Deep Dive: How the Court Reached Its Decision
Overview of the Case
In the case of Transcontinental Gas Pipe Line Corporation v. Louisiana Tax Commission, the plaintiffs, a group of interstate natural gas pipeline companies, challenged the constitutionality of Louisiana's ad valorem tax scheme. They argued that the tax scheme imposed a higher tax rate of 25% of assessed fair market value on their properties classified as "public service property" compared to a lower rate of 15% applied to certain intrastate pipeline companies classified as "other property." The plaintiffs contended that this differential treatment violated the Commerce Clause of the U.S. Constitution by imposing an undue burden on interstate commerce. The district court initially ruled partially in favor of the plaintiffs, declaring the tax scheme unconstitutional but refraining from ruling on the specific statutes. The case was subsequently appealed to the Louisiana Supreme Court, which was tasked with reviewing the appellate court's findings regarding the tax scheme.

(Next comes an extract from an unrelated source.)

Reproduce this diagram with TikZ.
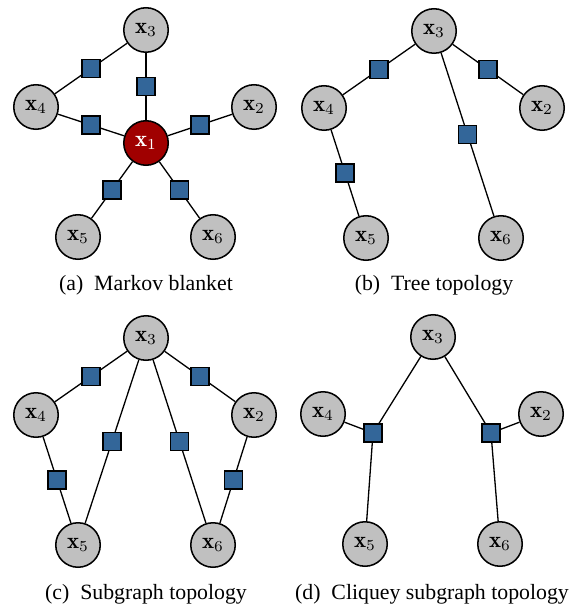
\documentclass[tikz,border=0pt]{standalone}
\usepackage{amsmath,bm}
\usepackage{fontspec}
\newfontfamily\capfont{Liberation Serif}
\usepackage{tikz}
\usetikzlibrary{calc}
\definecolor{VarGray}{HTML}{C0C0C0}
\definecolor{ObsRed}{HTML}{A00000}
\definecolor{FacBlue}{HTML}{336699}

\begin{document}
\begin{tikzpicture}[x=0.4587pt,y=-0.4587pt,
  var/.style={circle,draw,line width=0.7pt,fill=VarGray,minimum size=20.4pt,inner sep=0pt,font=\fontsize{10.5}{12}\selectfont},
  obs/.style={var,fill=ObsRed,text=white},
  fac/.style={rectangle,draw,line width=0.7pt,fill=FacBlue,minimum size=8.1pt,inner sep=0pt},
  edge/.style={line width=0.6pt},
  subcap/.style={font=\capfont}]
  \useasboundingbox (0,0) rectangle (574,612);

  % (a) Markov blanket
  \begin{scope}[shift={(146,30)}]
    \foreach \i/\x/\y in {3/0/0,4/-110/77,2/108/77,5/-68/207,6/67/207}
      \node[var] (a\i) at (\x,\y) {$\mathbf{x}_\i$};
    \node[obs] (a1) at (0,113) {$\mathbf{x}_1$};
  \end{scope}
  \foreach \u/\v in {3/4,3/1,4/1,1/2,1/5,1/6} {
    \node[fac] (af\u\v) at ($(a\u)!.5!(a\v)$) {};
    \draw[edge] (a\u) -- (af\u\v) -- (a\v);
  }
  \node[subcap] (capa) at (146,285) {(a)\enspace Markov blanket};

  % (b) Tree topology
  \begin{scope}[shift={(434,31)}]
    \foreach \i/\x/\y in {3/0/0,4/-110/77,2/108/77,5/-68/207,6/67/207}
      \node[var] (b\i) at (\x,\y) {$\mathbf{x}_\i$};
  \end{scope}
  \foreach \u/\v in {3/4,3/2,3/6,4/5} {
    \node[fac] (bf\u\v) at ($(b\u)!.5!(b\v)$) {};
    \draw[edge] (b\u) -- (bf\u\v) -- (b\v);
  }
  \node[subcap] (capb) at (434,285) {(b)\enspace Tree topology};

  % (c) Subgraph topology
  \begin{scope}[shift={(146,338)}]
    \foreach \i/\x/\y in {3/0/0,4/-110/77,2/108/77,5/-68/207,6/67/207}
      \node[var] (c\i) at (\x,\y) {$\mathbf{x}_\i$};
  \end{scope}
  \foreach \u/\v in {3/4,3/2,3/5,3/6,4/5,2/6} {
    \node[fac] (cf\u\v) at ($(c\u)!.5!(c\v)$) {};
    \draw[edge] (c\u) -- (cf\u\v) -- (c\v);
  }
  \node[subcap] (capc) at (146,594) {(c)\enspace Subgraph topology};

  % (d) Cliquey subgraph topology
  \begin{scope}[shift={(433,337)}]
    \foreach \i/\x/\y in {3/0/0,4/-110/77,2/108/77,5/-68/207,6/67/207}
      \node[var] (d\i) at (\x,\y) {$\mathbf{x}_\i$};
    \node[fac] (dfl) at (-60,96) {};
    \node[fac] (dfr) at (58,96) {};
  \end{scope}
  \foreach \v in {3,4,5} \draw[edge] (dfl) -- (d\v);
  \foreach \v in {3,2,6} \draw[edge] (dfr) -- (d\v);
  \node[subcap] (capd) at (432,594) {(d)\enspace Cliquey subgraph topology};
\end{tikzpicture}
\end{document}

Court's Reasoning on Discrimination
The Louisiana Supreme Court focused on whether the tax scheme discriminated against interstate commerce. The court noted that the classification of pipeline companies was based on regulatory status rather than the nature of their operations, meaning that both interstate and intrastate companies were treated similarly in terms of their competitive market. The court emphasized that there was no facial discrimination since the tax rates were not determined by whether the companies were engaged in interstate or intrastate activities, but rather by their rate-regulated status. The court further asserted that the plaintiffs failed to demonstrate that they were paying higher taxes than their intrastate competitors, which was necessary to establish a burden on interstate commerce.
Analysis of Tax Burden
In analyzing the practical effects of the tax scheme, the court considered the appraisal methodologies used to determine fair market value for tax purposes. The court explained that the Louisiana Tax Commission assessed "public service properties" like interstate pipeline companies using a unit method, while intrastate companies that were not classified as "public service properties" were assessed by local parish assessors using a different method. The court found it unclear which method ultimately resulted in a higher tax burden, as there was no definitive evidence showing that interstate companies were taxed more than their intrastate counterparts. The plaintiffs, therefore, could not demonstrate that the tax scheme imposed an undue burden on interstate commerce.
U.S. Supreme Court Precedents
The court referenced precedents set by the U.S. Supreme Court regarding the Commerce Clause and state taxation. It highlighted that a state tax could be deemed discriminatory if it was facially discriminatory, had discriminatory intent, or imposed an undue burden on interstate commerce. The court pointed out that in previous cases, the Supreme Court had established that a classification must benefit in-state interests over out-of-state interests to be considered discriminatory. The Louisiana Supreme Court concluded that the plaintiffs did not provide enough evidence to support their claims of discrimination or undue burden based on the established legal standards.
Conclusion of the Court
Ultimately, the Louisiana Supreme Court reversed the court of appeal's decision, which had declared the ad valorem tax scheme unconstitutional, and remanded the case for further proceedings. The court determined that the plaintiffs had not met their burden of proof in showing that the Louisiana ad valorem tax scheme discriminated against or unduly burdened interstate commerce. By concluding that the tax scheme was not unconstitutional under the Commerce Clause, the court upheld the validity of the state's tax classifications and assessment methodologies. The decision emphasized the need for plaintiffs to demonstrate clear evidence of how the tax scheme negatively impacted interstate commerce, which they failed to do.